## Direction:
Your task is to copy the listing exactly. Drop any pictures from the copy.

%%

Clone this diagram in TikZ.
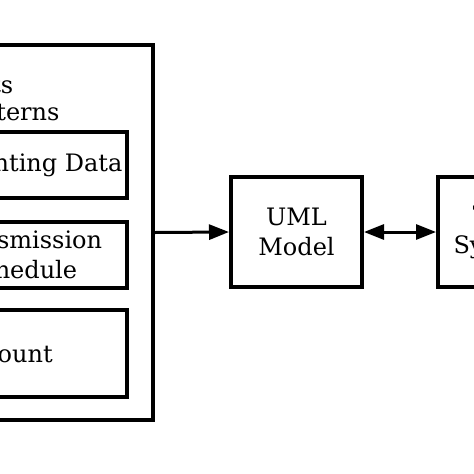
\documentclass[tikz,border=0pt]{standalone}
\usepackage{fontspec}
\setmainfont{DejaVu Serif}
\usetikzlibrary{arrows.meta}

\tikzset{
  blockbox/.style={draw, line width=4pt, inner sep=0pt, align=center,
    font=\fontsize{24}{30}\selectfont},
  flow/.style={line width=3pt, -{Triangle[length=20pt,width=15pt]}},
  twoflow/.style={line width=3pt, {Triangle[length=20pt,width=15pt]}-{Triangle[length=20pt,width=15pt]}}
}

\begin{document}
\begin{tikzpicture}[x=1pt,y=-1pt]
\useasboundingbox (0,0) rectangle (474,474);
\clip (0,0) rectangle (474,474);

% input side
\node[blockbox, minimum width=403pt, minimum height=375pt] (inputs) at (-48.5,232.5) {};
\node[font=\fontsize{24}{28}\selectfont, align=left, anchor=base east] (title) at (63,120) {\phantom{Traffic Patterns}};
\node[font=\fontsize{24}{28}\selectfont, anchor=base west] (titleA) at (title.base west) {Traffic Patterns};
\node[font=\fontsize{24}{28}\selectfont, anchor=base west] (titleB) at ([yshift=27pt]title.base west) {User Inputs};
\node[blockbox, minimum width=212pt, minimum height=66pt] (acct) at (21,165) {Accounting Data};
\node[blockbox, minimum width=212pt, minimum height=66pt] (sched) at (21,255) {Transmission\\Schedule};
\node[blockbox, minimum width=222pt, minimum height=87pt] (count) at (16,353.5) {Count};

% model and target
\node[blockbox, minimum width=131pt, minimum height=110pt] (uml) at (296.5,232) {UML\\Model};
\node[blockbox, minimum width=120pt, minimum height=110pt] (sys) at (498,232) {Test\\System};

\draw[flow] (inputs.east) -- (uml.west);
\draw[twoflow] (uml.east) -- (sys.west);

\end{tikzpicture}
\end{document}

%%

## Finished task:
Clone this diagram in TikZ.
\documentclass[tikz,border=0pt]{standalone}
\usepackage{fontspec}
\setmainfont{DejaVu Serif}
\usetikzlibrary{arrows.meta}

\tikzset{
  blockbox/.style={draw, line width=4pt, inner sep=0pt, align=center,
    font=\fontsize{24}{30}\selectfont},
  flow/.style={line width=3pt, -{Triangle[length=20pt,width=15pt]}},
  twoflow/.style={line width=3pt, {Triangle[length=20pt,width=15pt]}-{Triangle[length=20pt,width=15pt]}}
}

\begin{document}
\begin{tikzpicture}[x=1pt,y=-1pt]
\useasboundingbox (0,0) rectangle (474,474);
\clip (0,0) rectangle (474,474);

% input side
\node[blockbox, minimum width=403pt, minimum height=375pt] (inputs) at (-48.5,232.5) {};
\node[font=\fontsize{24}{28}\selectfont, align=left, anchor=base east] (title) at (63,120) {\phantom{Traffic Patterns}};
\node[font=\fontsize{24}{28}\selectfont, anchor=base west] (titleA) at (title.base west) {Traffic Patterns};
\node[font=\fontsize{24}{28}\selectfont, anchor=base west] (titleB) at ([yshift=27pt]title.base west) {User Inputs};
\node[blockbox, minimum width=212pt, minimum height=66pt] (acct) at (21,165) {Accounting Data};
\node[blockbox, minimum width=212pt, minimum height=66pt] (sched) at (21,255) {Transmission\\Schedule};
\node[blockbox, minimum width=222pt, minimum height=87pt] (count) at (16,353.5) {Count};

% model and target
\node[blockbox, minimum width=131pt, minimum height=110pt] (uml) at (296.5,232) {UML\\Model};
\node[blockbox, minimum width=120pt, minimum height=110pt] (sys) at (498,232) {Test\\System};

\draw[flow] (inputs.east) -- (uml.west);
\draw[twoflow] (uml.east) -- (sys.west);

\end{tikzpicture}
\end{document}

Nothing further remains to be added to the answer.